Content: Content can be sensitive to certain communities including international contexts. Be aware and get a second opinion. Don’t be afraid to take risks but take informed risks. Own your mistakes. Don’t forget to consider what you are missing.

Reputational damage: If you are representing a project or organisation, ensure you understand their values and protocols. Beware of how you respond – think before you tweet! Engage with institutional communication/ social media teams for support and advice.

A focal point for organisation: You may become a focal point for your organisation and have to deal with negative issues. Remember you can choose not to engage. Only share what you are comfortable sharing. Don’t take responsibility for everything and involve the marketing and communications team at your organisation.

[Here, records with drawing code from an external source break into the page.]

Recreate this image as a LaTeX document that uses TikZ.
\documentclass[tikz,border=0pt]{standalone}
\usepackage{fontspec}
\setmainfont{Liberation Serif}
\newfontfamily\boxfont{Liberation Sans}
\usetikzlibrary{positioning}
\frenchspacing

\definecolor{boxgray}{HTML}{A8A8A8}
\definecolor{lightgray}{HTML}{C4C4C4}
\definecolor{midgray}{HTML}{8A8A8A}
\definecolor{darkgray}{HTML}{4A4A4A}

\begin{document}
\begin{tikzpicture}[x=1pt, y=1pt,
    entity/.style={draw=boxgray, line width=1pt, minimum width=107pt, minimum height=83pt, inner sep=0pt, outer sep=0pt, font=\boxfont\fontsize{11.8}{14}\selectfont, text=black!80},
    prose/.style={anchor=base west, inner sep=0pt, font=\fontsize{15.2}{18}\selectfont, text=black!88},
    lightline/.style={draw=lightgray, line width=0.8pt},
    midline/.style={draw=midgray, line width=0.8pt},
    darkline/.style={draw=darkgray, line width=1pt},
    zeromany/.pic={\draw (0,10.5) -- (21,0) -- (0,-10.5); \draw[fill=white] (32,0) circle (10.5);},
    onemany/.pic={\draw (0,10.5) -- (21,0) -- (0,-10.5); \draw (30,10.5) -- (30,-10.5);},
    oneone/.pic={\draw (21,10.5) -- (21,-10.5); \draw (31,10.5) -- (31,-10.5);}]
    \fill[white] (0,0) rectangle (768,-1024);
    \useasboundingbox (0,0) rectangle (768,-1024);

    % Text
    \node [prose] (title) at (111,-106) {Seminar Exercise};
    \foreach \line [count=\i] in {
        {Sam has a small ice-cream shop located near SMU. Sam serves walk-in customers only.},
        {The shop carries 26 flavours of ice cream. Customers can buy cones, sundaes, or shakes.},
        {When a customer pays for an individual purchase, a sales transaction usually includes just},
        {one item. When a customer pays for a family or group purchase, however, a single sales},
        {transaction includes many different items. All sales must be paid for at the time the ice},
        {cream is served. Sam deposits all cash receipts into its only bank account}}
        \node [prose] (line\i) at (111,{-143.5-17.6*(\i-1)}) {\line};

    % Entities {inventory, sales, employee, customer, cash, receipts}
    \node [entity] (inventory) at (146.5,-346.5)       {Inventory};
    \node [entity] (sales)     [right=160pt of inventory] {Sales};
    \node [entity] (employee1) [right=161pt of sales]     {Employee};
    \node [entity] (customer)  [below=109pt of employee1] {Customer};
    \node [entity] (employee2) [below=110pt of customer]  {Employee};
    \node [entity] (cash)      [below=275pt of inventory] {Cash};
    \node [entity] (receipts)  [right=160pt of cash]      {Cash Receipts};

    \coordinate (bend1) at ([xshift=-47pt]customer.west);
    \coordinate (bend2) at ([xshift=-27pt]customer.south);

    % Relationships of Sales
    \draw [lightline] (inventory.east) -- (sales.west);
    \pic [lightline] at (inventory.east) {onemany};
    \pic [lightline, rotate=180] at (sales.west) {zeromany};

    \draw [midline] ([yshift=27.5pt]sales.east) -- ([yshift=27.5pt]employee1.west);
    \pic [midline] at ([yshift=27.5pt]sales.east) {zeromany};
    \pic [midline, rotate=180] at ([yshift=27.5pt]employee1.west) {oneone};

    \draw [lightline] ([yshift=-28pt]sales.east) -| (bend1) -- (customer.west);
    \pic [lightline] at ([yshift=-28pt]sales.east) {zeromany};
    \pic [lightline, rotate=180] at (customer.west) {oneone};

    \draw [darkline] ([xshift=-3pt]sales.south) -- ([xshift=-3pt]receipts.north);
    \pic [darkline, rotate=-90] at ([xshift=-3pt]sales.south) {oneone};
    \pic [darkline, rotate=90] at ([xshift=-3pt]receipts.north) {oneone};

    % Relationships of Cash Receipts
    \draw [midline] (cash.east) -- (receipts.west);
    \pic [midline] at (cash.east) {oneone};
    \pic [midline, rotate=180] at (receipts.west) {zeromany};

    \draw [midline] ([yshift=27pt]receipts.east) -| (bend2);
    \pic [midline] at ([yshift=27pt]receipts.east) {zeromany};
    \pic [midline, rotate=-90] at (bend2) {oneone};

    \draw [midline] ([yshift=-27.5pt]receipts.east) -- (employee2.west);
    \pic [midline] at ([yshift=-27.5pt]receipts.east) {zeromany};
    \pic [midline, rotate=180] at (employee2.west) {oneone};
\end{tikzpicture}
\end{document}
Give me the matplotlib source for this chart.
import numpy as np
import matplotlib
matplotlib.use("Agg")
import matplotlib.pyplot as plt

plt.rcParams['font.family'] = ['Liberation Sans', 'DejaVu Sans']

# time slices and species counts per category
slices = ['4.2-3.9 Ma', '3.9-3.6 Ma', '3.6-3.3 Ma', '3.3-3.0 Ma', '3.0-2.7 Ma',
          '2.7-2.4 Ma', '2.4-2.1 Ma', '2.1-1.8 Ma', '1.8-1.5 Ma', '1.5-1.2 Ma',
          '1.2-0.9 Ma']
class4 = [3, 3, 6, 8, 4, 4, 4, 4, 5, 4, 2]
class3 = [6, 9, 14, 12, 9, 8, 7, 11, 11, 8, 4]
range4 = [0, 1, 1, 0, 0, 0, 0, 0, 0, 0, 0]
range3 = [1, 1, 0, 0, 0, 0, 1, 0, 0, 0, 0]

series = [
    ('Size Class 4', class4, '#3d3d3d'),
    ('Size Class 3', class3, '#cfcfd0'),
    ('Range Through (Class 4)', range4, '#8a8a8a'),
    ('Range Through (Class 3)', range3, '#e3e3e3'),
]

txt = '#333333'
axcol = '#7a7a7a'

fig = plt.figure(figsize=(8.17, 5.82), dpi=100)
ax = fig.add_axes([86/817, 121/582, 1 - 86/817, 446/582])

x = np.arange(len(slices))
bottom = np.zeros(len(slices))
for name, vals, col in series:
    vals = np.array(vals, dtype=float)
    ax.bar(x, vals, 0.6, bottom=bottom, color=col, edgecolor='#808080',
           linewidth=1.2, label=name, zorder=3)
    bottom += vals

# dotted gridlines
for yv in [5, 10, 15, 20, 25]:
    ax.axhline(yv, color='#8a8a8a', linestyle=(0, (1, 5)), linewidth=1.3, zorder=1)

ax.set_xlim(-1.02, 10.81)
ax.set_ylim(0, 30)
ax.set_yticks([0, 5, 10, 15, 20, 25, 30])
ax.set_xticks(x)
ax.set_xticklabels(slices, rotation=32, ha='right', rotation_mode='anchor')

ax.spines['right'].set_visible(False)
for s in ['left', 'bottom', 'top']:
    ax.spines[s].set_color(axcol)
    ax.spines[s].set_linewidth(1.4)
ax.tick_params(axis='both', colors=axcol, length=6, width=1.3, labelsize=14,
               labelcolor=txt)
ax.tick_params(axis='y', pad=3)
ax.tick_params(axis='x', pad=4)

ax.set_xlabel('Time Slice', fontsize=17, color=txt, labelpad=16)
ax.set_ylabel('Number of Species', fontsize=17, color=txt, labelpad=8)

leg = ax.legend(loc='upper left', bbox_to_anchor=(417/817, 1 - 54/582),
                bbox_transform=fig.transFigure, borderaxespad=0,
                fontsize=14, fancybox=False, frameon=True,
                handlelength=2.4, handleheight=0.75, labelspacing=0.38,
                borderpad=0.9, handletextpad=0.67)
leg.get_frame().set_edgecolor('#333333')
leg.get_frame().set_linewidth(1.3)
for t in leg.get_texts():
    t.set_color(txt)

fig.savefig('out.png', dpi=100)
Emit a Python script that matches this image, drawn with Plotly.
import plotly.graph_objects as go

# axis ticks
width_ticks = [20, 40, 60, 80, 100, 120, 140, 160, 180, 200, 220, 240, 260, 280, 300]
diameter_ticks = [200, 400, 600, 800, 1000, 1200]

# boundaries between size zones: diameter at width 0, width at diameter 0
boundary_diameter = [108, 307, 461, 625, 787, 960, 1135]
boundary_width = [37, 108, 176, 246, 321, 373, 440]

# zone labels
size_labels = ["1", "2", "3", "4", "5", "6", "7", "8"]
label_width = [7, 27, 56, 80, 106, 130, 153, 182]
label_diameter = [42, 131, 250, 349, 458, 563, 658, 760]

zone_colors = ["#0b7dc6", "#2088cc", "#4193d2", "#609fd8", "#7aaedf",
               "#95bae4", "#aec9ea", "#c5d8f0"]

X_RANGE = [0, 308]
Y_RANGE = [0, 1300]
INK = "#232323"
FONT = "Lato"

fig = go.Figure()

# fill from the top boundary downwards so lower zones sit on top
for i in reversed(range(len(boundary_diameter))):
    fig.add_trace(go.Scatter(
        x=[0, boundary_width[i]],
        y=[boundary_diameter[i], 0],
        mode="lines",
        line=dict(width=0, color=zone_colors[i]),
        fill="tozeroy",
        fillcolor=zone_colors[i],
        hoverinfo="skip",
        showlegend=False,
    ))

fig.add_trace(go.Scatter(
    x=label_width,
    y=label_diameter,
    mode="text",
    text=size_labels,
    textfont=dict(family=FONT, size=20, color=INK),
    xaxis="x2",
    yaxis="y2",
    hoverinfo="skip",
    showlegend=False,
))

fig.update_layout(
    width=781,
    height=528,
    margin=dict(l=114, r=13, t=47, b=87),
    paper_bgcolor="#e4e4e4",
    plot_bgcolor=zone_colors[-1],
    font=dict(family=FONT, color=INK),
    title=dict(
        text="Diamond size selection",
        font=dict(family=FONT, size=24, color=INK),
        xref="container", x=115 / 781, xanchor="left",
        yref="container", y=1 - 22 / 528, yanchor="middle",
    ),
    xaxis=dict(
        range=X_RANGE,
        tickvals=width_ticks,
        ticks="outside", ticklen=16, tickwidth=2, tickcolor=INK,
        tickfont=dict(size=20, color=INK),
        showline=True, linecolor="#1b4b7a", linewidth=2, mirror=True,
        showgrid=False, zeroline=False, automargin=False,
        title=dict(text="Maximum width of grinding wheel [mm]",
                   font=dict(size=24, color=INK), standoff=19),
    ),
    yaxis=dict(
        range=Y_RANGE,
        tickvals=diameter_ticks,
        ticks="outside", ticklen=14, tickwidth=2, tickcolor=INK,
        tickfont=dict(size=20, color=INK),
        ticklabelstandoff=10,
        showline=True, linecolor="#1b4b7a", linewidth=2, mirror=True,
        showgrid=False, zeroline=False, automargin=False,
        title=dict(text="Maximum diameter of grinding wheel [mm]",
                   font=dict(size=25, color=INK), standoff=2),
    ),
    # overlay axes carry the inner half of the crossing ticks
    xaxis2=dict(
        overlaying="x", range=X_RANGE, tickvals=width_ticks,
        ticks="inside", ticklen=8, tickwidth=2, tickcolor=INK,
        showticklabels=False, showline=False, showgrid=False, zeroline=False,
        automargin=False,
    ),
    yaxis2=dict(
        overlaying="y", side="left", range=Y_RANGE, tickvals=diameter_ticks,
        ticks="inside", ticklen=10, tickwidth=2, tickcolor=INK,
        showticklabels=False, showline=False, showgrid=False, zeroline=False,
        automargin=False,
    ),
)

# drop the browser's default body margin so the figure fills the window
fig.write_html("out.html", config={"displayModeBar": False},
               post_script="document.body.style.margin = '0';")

Peers undermine your engagement: Engagement is not always valued by your peers – but if the engagement work is serving its purpose, keep going. Take opportunities to share what you’ve done. Evaluate it and evidence its worth. Share this with senior managers. Work with your engagement team who can help support you.

Trolls: An internet “troll” is someone who posts offensive and controversial comments online in order to generate reactive responses from other users. Make sure you don’t “feed the trolls”. If you’re not sure if someone is a troll, you could answer once, but then walk away. Make sure you ask for help and support. Recognise it as something trolls enjoy and try not to take it to heart. Report it to the social media platform if you think it violates their code of conduct.

Sustainability: Do you want the activity to be sustained? If not, what will you do if your project takes off in ways you did not expect? How much responsibility do you need to take to manage this?

Time drain: Be aware of this from the start. Make sure you factor time in.

Missing people: Be aware that social media do not reach everyone. Identify your current audience, then identify the non-users and those who only use social media intermittently.

Legal challenges: Check the legal definition of defamation and don’t do it!

Privacy: Be clear about the protocols around what can be shared, e.g. event images in relation to GDPR.

Lack of engagement: Social media are an art form and it takes time to build a community. This depends on your purpose and the people you want to engage with. Review your approach as you go along.

Content hijacked by groups with different aims and values: Using hashtags can expand the reach of your posts, but can also increase the potential for your content to be misrepresented or co-opted by agendas you disagree with.

Difficulty explaining the content: If you find it difficult to convey context in tweets consider finding another platform, or provide links to more in-depth content that contextualises your tweet.

Changing landscape: The speed at which platforms change is very fast. Keeping up to date with the current best practice takes time and knowledge.

Training: Many institutions offer training for social media use. If yours doesn’t there are lots of guides and support networks online.

Differing agendas: Research institutions, charities, universities, businesses and other research partners can all have their own social media policies and guidelines. These can conflict with each other and it can be a challenge for individuals to find out where they stand and ensure that they abide by all the conditions they need to online.

These risks aren’t here to put you off. However, they are worth keeping in mind, along with the other tips in this guide, to enable you to use social media effectively and thoughtfully to engage with your chosen audience. Good luck!